Taxation of the Resulting Carried Interest

Assuming the structural requirements for the management fee waiver have been successfully met, the resulting allocation of fund profits to the General Partner is treated as carried interest. The taxation of this carried interest is governed specifically by Internal Revenue Code Section 1061. This section imposes a crucial hurdle for accessing preferential long-term capital gains rates.

Section 1061 Application

Section 1061 mandates a specific “three-year holding period” for an applicable partnership interest (API) to qualify for long-term capital gains treatment. The carried interest received by the GP as a result of the fee waiver is considered an API. An API is generally defined as an interest in a partnership transferred to or held by a taxpayer in connection with the performance of substantial services in an applicable trade or business.

The three-year holding period is measured from the time the partnership acquired the underlying assets that generated the capital gain. If the assets were held for three years or less, the gain allocated to the GP’s carried interest is recharacterized as short-term capital gain. This recharacterization rule significantly limits the tax benefit of the fee waiver structure for funds with shorter investment cycles.

Short-Term Versus Long-Term Treatment

If the underlying asset that generates the profit distribution has been held by the fund for three years or less, the GP’s share of that profit is taxed as ordinary income. The marginal federal tax rate for ordinary income can reach 37% for the highest brackets. This is the same rate that would have applied to the original management fee, effectively nullifying the tax benefit of the waiver for short-duration investments.

If the underlying asset has been held by the fund for more than three years, the GP’s share of the profit is taxed at the preferential long-term capital gains rate. This rate is capped at 20% for the highest income taxpayers. The 3.8% Net Investment Income Tax (NIIT) generally applies to both short-term and long-term capital gains for high-income taxpayers.
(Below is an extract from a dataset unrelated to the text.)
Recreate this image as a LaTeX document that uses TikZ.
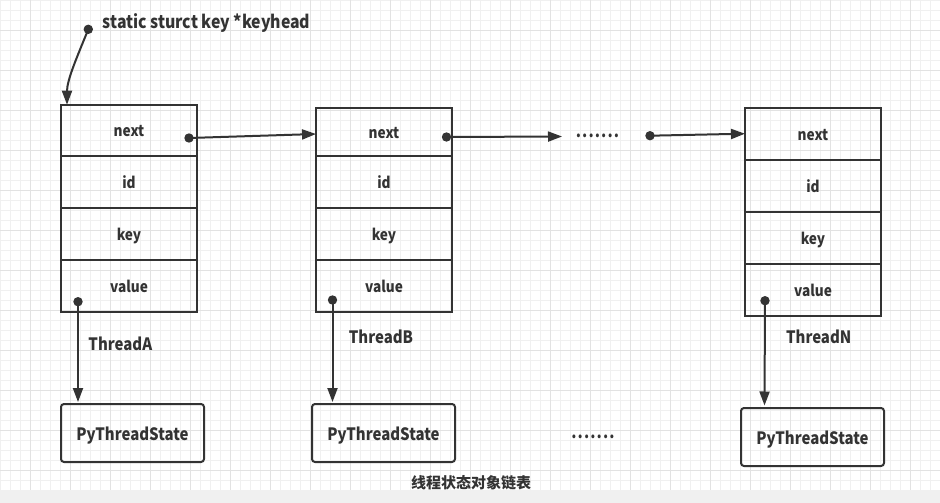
\documentclass[tikz,border=0pt]{standalone}
\usepackage{fontspec}
\setmainfont{Noto Sans CJK SC}
\newfontfamily\latinf{Noto Sans CJK SC}[FakeStretch=0.88]
\usetikzlibrary{arrows.meta}
\definecolor{linec}{HTML}{333333}
\definecolor{minorgrid}{HTML}{F0F0F0}
\definecolor{majorgrid}{HTML}{E2E2E2}
\definecolor{bandc}{HTML}{F0F0F0}
\tikzset{
  rowbox/.style={draw=linec, line width=2pt, minimum width=136pt, inner sep=0pt,
    text=linec, text height=12.6pt, text depth=0pt,
    font=\latinf\bfseries\fontsize{15.5}{18}\selectfont},
  psbox/.style={draw=linec, line width=2pt, rounded corners=3pt, minimum width=143pt,
    minimum height=58pt, inner sep=0pt, text=linec, text height=14pt, text depth=0pt,
    font=\latinf\bfseries\fontsize{17}{20}\selectfont},
  lbl/.style={text=linec, inner sep=0pt, font=\latinf\bfseries\fontsize{17}{20}\selectfont},
  arr/.style={draw=linec, line width=2pt, -{Triangle[length=14pt,width=10pt]}},
  dotc/.style={fill=linec},
}
\begin{document}
\begin{tikzpicture}[x=1pt,y=-1pt]
\useasboundingbox (0,0) rectangle (940,503);
% grid
\foreach \x in {0,10,...,940} \draw[minorgrid, line width=1pt] (\x+0.5,0) -- (\x+0.5,490);
\foreach \y in {0,10,...,490} \draw[minorgrid, line width=1pt] (0,\y+0.5) -- (940,\y+0.5);
\foreach \x in {30,70,...,940} \draw[majorgrid, line width=1pt] (\x+0.5,0) -- (\x+0.5,490);
\foreach \y in {30,70,...,490} \draw[majorgrid, line width=1pt] (0,\y+0.5) -- (940,\y+0.5);
\fill[bandc] (0,490) rectangle (940,503);

% head label
\node[lbl, anchor=west, font=\latinf\bfseries\fontsize{18}{21}\selectfont] (head) at (102.5,22.6) {static sturct key *keyhead};

% box A
\node[rowbox, minimum height=51.3pt] (a1) at (129,130.4) {next};
\node[rowbox, minimum height=52pt] (a2) at (129,182) {id};
\node[rowbox, minimum height=52pt] (a3) at (129,234) {key};
\node[rowbox, minimum height=52pt] (a4) at (129,286) {value};
% box B
\node[rowbox, minimum height=47.7pt] (b1) at (384,132.2) {next};
\node[rowbox, minimum height=51.7pt] (b2) at (384,181.9) {id};
\node[rowbox, minimum height=52pt] (b3) at (384,233.7) {key};
\node[rowbox, minimum height=52pt] (b4) at (384,285.7) {value};
% box N
\node[rowbox, minimum height=51.7pt] (n1) at (813,134.2) {next};
\node[rowbox, minimum height=52pt] (n2) at (813,186) {id};
\node[rowbox, minimum height=52pt] (n3) at (813,238) {key};
\node[rowbox, minimum height=51.7pt] (n4) at (813,289.9) {value};

% PyThreadState boxes
\node[psbox] (pa) at (132.5,433) {PyThreadState};
\node[psbox] (pb) at (383.5,433) {PyThreadState};
\node[psbox] (pn) at (812.5,437) {PyThreadState};

% thread labels
\node[lbl] (ta) at (120.3,343.5) {ThreadA};
\node[lbl] (tb) at (381,337.3) {ThreadB};
\node[lbl] (tn) at (818.7,337.3) {ThreadN};

% ellipses
\node[lbl] (e1) at (597.5,136) {.\hspace{1.1pt}.\hspace{1.1pt}.\hspace{1.1pt}.\hspace{1.1pt}.\hspace{1.1pt}.\hspace{1.1pt}.};
\node[lbl] (e2) at (593,437) {.\hspace{1.1pt}.\hspace{1.1pt}.\hspace{1.1pt}.\hspace{1.1pt}.\hspace{1.1pt}.\hspace{1.1pt}.};

% caption
\node[text=linec, inner sep=0pt, font=\bfseries\fontsize{15}{18}\selectfont] (cap) at (471,483) {线程状态对象链表};

% coordinates
\coordinate (hd) at (88.3,29.3);
\coordinate (ha) at (67,104.7);
\coordinate (dan) at (189,138);
\coordinate (tbn) at (316,134);
\coordinate (dbn) at (446.5,137);
\coordinate (fe) at (562,136.5);
\coordinate (de) at (650,135.7);
\coordinate (tnn) at (745,133.7);
\coordinate (dav) at (78,301.7);
\coordinate (dbv) at (332.5,300);
\coordinate (dnv) at (765,300.7);
\coordinate (pbt) at (332.5,402);
\coordinate (pnt) at (764.5,405.5);
\coordinate (pat) at (78,402);

% connectors
\draw[arr] (hd) .. controls (77,57) and (67,80) .. (ha);
\draw[arr] (dan) -- (tbn);
\draw[arr] (dbn) -- (fe);
\draw[arr] (de) -- (tnn);
\draw[arr] (dav) -- (pat);
\draw[arr] (dbv) -- (pbt);
\draw[arr] (dnv) -- (pnt);

% dots
\foreach \c in {hd,dan,dbn,de,dav,dbv,dnv} \fill[dotc] (\c) circle (4.7);
\end{tikzpicture}
\end{document}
The three-year rule under Section 1061 is highly mechanical and requires detailed tracking of the fund’s investment holding periods. GPs must ensure their internal accounting systems can segregate gains based on whether the underlying asset meets the greater-than-three-year threshold. This tracking is essential for accurate tax reporting to the individual partners.

Tax Reporting Requirements

The partnership reports the allocation of income and gain to the General Partner using Schedule K-1, which is part of the partnership’s annual Form 1065 filing. The K-1 details the GP’s share of the fund’s income, including short-term capital gains, long-term capital gains, and ordinary business income. Crucially, the partnership must also report information related to Section 1061 compliance.

Treasury regulations require the partnership to report the amount of capital gain allocated to the GP that is subject to the three-year holding period rule. This information is typically provided in Box 20 of the Schedule K-1 using Code Z, which refers to “Other Information.” The General Partner then uses this information to determine how much of their carried interest income is subject to recharacterization as ordinary income on their personal Form 1040.

The reporting requirements are designed to ensure the IRS can easily audit the GP’s compliance with the three-year holding period. The burden of proof rests with the General Partner to demonstrate that the allocated gain relates to assets held for the required duration. Failure to properly report the Section 1061 information can trigger an audit and the potential recharacterization of the entire carried interest as ordinary income.